Хрущев - Уильям Таубман
Шрифт:
Интервал:
Возможно, Хрущев полагал, что Кеннеди этому поверит. Но более вероятно, что он давал ему благопристойный повод «отвернуться» и заняться другими делами, дабы не накалять обстановку как перед выборами, так и перед возможным после выборов саммитом. В конце августа тайный эмиссар СССР Большаков встретился с президентом, который выглядел «усталым и несколько обеспокоенным». Хрущев жаловался, что американские самолеты кружат над советскими теплоходами, направляющимися на Кубу. «Скажите ему, — ответил Большакову Кеннеди, — что я приказал прекратить эти полеты». Эта уступка давала основание предположить, что Кеннеди пытается избежать конфликта.
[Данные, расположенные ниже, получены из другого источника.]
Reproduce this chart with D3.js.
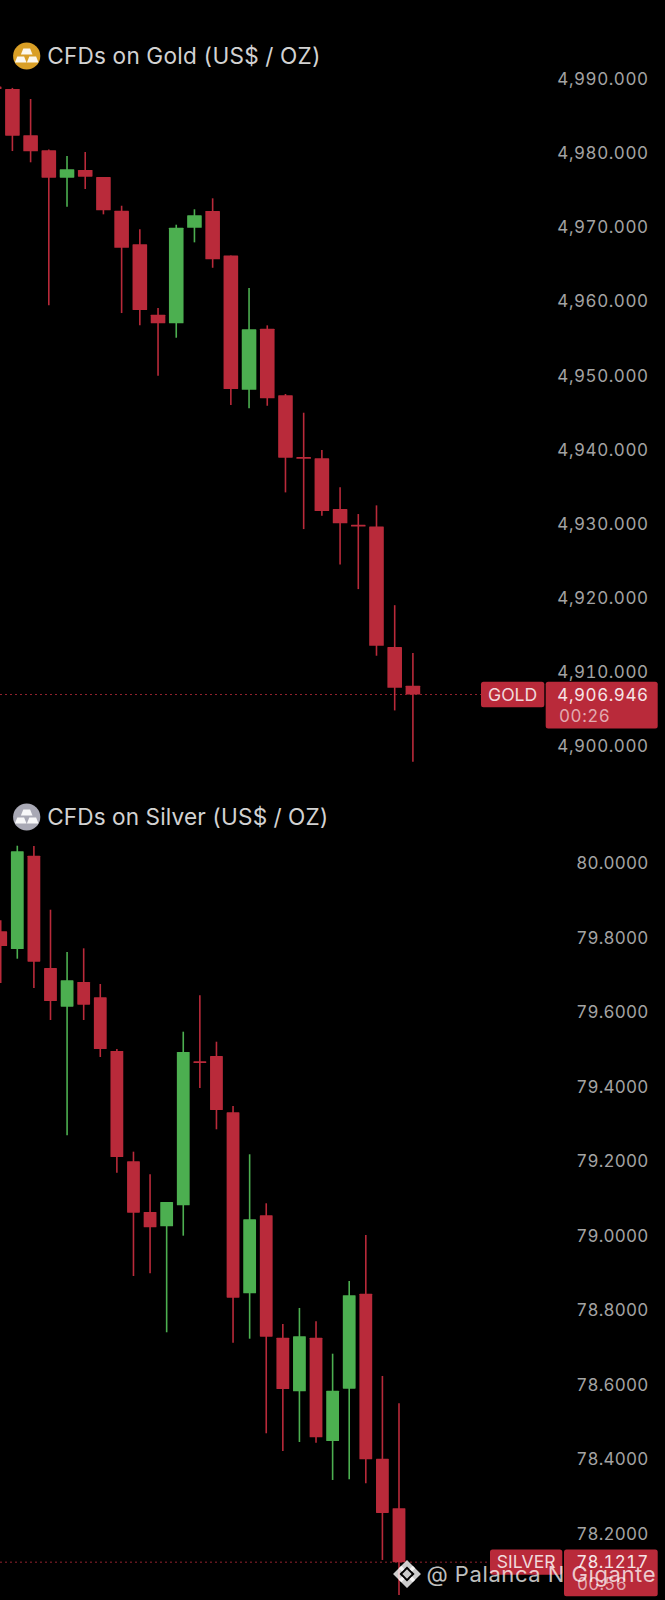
<!DOCTYPE html>
<html><head><meta charset="utf-8">
<script src="https://cdn.jsdelivr.net/npm/d3@7/dist/d3.min.js"></script>
<style>html,body{margin:0;padding:0;background:#000}svg{display:block}text{font-family:Inter,"Noto Sans",sans-serif;font-variant-numeric:tabular-nums}</style>
</head><body><svg id="c" width="665" height="1600"></svg>
<script>
// Gold candles, one entry per candle
const goldIndex = [-1,0,1,2,3,4,5,6,7,8,9,10,11,12,13,14,15,16,17,18,19,20,21,22];
const goldOpen  = [4989.0,4988.65,4982.4,4980.38,4976.68,4977.72,4976.77,4972.23,4967.69,4958.19,4957.03,4969.93,4972.19,4966.2,4948.07,4956.3,4947.32,4939.0,4938.81,4931.97,4929.85,4929.63,4913.35,4908.13];
const goldClose = [4988.65,4982.35,4980.24,4976.68,4977.81,4976.82,4972.28,4967.23,4958.83,4957.03,4969.93,4971.61,4965.67,4948.16,4956.22,4946.91,4938.9,4938.9,4931.7,4930.04,4929.7,4913.53,4907.85,4906.946];
const goldHigh  = [4989.3,4988.8,4987.3,4980.5,4979.6,4980.15,4976.77,4972.9,4969.72,4959.1,4970.34,4972.42,4973.9,4966.2,4961.8,4956.76,4947.5,4944.97,4939.93,4934.9,4931.3,4932.47,4919.0,4912.54];
const goldLow   = [4988.5,4980.28,4978.76,4959.46,4972.77,4975.16,4971.74,4958.42,4956.76,4949.96,4955.09,4967.96,4964.53,4946.0,4945.56,4945.91,4934.22,4929.27,4931.07,4924.5,4921.17,4912.18,4904.8,4897.87];
const goldTicks = [4990,4980,4970,4960,4950,4940,4930,4920,4910,4900];
const goldLast  = 4906.946;

// Silver candles
const silverIndex = [-1,0,1,2,3,4,5,6,7,8,9,10,11,12,13,14,15,16,17,18,19,20,21,22,23];
const silverOpen  = [79.8158,79.7683,80.0188,79.7172,79.6133,79.6797,79.6386,79.4944,79.1982,79.062,79.0236,79.08,79.467,79.4809,79.3297,78.8437,79.0532,78.7245,78.5806,78.7245,78.4471,78.5876,78.8427,78.3996,78.2664];
const silverClose = [79.7763,80.0306,79.7342,79.6286,79.6842,79.6187,79.4997,79.2097,79.0602,79.021,79.0889,79.4917,79.465,79.3359,78.8319,79.0424,78.7272,78.5867,78.7283,78.457,78.5822,78.8384,78.398,78.2538,78.1217];
const silverHigh  = [79.8453,80.0456,80.0448,79.8738,79.7602,79.7701,79.6743,79.4997,79.224,79.1633,79.0889,79.5462,79.6439,79.5193,79.3467,79.217,79.0854,78.7613,78.8043,78.7685,78.6815,78.8767,79.0003,78.6217,78.5483];
const silverLow   = [79.677,79.7422,79.6635,79.5776,79.268,79.5776,79.4783,79.1676,78.8902,78.8974,78.739,78.9984,79.395,79.2841,78.7111,78.7218,78.4678,78.4203,78.4444,78.4425,78.3424,78.3443,78.3335,78.1276,78.0336];
const silverTicks = [80,79.8,79.6,79.4,79.2,79,78.8,78.6,78.4,78.2];
const silverLast  = 78.1217;

const UP = "#4caf50", DOWN = "#b92a3a";
const svg = d3.select("#c");
svg.append("rect").attr("width",665).attr("height",1600).attr("fill","#000");

function panel(o){
  const g = svg.append("g");
  const clipId = "clip"+o.name;
  svg.append("clipPath").attr("id",clipId).append("rect").attr("x",0).attr("y",o.clipTop).attr("width",665).attr("height",o.clipH);
  const x = d3.scaleLinear().domain(o.xDom).range(o.xRange);
  const y = d3.scaleLinear().domain(o.yDom).range(o.yRange);

  // dotted last-price line
  g.append("line").attr("x1",0).attr("x2",o.lineEnd).attr("y1",y(o.last)).attr("y2",y(o.last))
    .attr("stroke",DOWN).attr("stroke-opacity",.8).attr("stroke-width",1).attr("stroke-dasharray","2,3");

  const data = o.idx.map((d,i)=>({i:d,open:o.open[i],close:o.close[i],high:o.high[i],low:o.low[i]}));
  const cg = g.append("g").attr("clip-path",`url(#${clipId})`);
  const col = d=>d.close>d.open?UP:DOWN;
  cg.selectAll("line.w").data(data).join("line").attr("class","w")
    .attr("x1",d=>x(d.i)).attr("x2",d=>x(d.i)).attr("y1",d=>y(d.high)).attr("y2",d=>y(d.low))
    .attr("stroke",col).attr("stroke-width",1.6);
  cg.selectAll("rect.b").data(data).join("rect").attr("class","b")
    .attr("x",d=>x(d.i)-o.bw/2).attr("width",o.bw)
    .attr("y",d=>y(Math.max(d.open,d.close)))
    .attr("height",d=>Math.max(1.8,Math.abs(y(d.open)-y(d.close))))
    .attr("rx",.6).attr("fill",col);

  // price axis
  const ax = d3.axisRight(y).tickValues(o.ticks).tickFormat(o.fmt).tickSize(0);
  const ag = g.append("g").attr("transform","translate(648.6,0)").call(ax);
  ag.select(".domain").remove();
  ag.selectAll("text").attr("x",0).attr("y",o.tickShift).attr("dy",".36em").attr("text-anchor","end")
    .attr("fill","#a3a3a3").attr("font-size",o.tickSize).attr("letter-spacing",o.tickLs).style("font-family","Inter");

  // title + icon
  const t = g.append("g").attr("transform",`translate(26.7,${o.titleY})`);
  t.append("circle").attr("r",13.6).attr("fill",o.iconCol);
  [[0,-4.5],[-6,3.5],[6,3.5]].forEach(p=>{
    t.append("path").attr("d",`M${p[0]-3.4},${p[1]-3} h6.8 l2.4,6 h-11.6 z`).attr("fill","#fff").attr("fill-opacity",.92);
  });
  g.append("text").attr("x",47.2).attr("y",o.titleY).attr("dy",".36em").attr("fill","#d2d2d2")
    .attr("font-size",o.titleSize).attr("letter-spacing",o.titleLs).text(o.title);

  // price tags
  const ty = y(o.last);
  g.append("rect").attr("x",o.tagX).attr("y",ty-12.7).attr("width",o.tagW).attr("height",25.4).attr("rx",2.5).attr("fill",DOWN);
  g.append("text").attr("x",o.tagX+o.tagW/2).attr("y",ty).attr("dy",".36em").attr("text-anchor","middle")
    .attr("fill","#f1d9dc").attr("font-size",17.6).text(o.name);
  g.append("rect").attr("x",o.boxX).attr("y",ty-12.7).attr("width",657.7-o.boxX).attr("height",46.7).attr("rx",2.5).attr("fill",DOWN);
  g.append("text").attr("x",648.6).attr("y",ty).attr("dy",".36em").attr("text-anchor","end")
    .attr("fill","#f6e4e6").attr("font-size",o.tickSize).attr("letter-spacing",o.tickLs).text(o.fmt(o.last));
  g.append("text").attr("x",o.cdX).attr("y",ty+21.5).attr("dy",".36em")
    .attr("fill","#e2a9b0").attr("font-size",o.tickSize).attr("letter-spacing",o.tickLs).text(o.countdown);
}

const gf = v=>d3.format(",.3f")(v);
const sf = v=>d3.format(".4f")(v);

panel({name:"GOLD",title:"CFDs on Gold (US$ / OZ)",titleY:56,titleSize:22.6,titleLs:.25,iconCol:"#d99f26",
  idx:goldIndex,open:goldOpen,close:goldClose,high:goldHigh,low:goldLow,ticks:goldTicks,last:goldLast,
  xDom:[0,22],xRange:[12.4,412.9],bw:14.6,yDom:[4990,4900],yRange:[79,746],fmt:gf,tickShift:-.5,
  tagX:481,tagW:63.3,boxX:545.7,cdX:559,countdown:"00:26",lineEnd:481,clipTop:80,clipH:700,tickSize:17,tickLs:.55});

panel({name:"SILVER",title:"CFDs on Silver (US$ / OZ)",titleY:817,titleSize:22.6,titleLs:.15,iconCol:"#a9a9b5",
  idx:silverIndex,open:silverOpen,close:silverClose,high:silverHigh,low:silverLow,ticks:silverTicks,last:silverLast,
  xDom:[0,23],xRange:[17.3,399],bw:12.8,yDom:[80,78.2],yRange:[862.7,1533],fmt:sf,tickShift:0,
  tagX:490,tagW:72.3,boxX:564,cdX:577,countdown:"00:56",lineEnd:490,clipTop:840,clipH:760,tickSize:17,tickLs:.25});

// watermark
const wm = svg.append("g").attr("transform","translate(407,1574) scale(1.1)").attr("fill","#fff").attr("fill-opacity",.8);
wm.append("rect").attr("x",-3).attr("y",-3).attr("width",6).attr("height",6).attr("transform","rotate(45)");
[0,90,180,270].forEach(r=>{
  wm.append("path").attr("d","M-7.5,-5.2 L0,-12.7 L7.5,-5.2 L4.6,-2.3 L0,-6.9 L-4.6,-2.3 Z").attr("transform",`rotate(${r})`);
});
svg.append("text").attr("x",426.5).attr("y",1574).attr("dy",".36em").attr("fill","#fff").attr("fill-opacity",.75)
  .attr("font-size",22).attr("letter-spacing",.6).text("@ Palanca N Gigante");
</script></body></html>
Тем же духом были проникнуты и другие замечания президента: «американо-советские отношения находятся сейчас в хорошем состоянии»; Кеннеди надеется «в ближайшем будущем» снова встретиться с Хрущевым. Роберт Кеннеди, с которым также встречался Большаков, умолял Хрущева не осложнять положение брата: «Черт возьми, Георгий, неужели Хрущев не понимает, в каком положении президент? Неужели не знает, что у президента есть и друзья, и враги? Поверьте, об американо-советских отношениях мой брат говорил то, что думает. Но каждый шаг навстречу Хрущеву требует от него огромных усилий. Пусть председатель Хрущев поставит себя на место президента — тогда он поймет»86.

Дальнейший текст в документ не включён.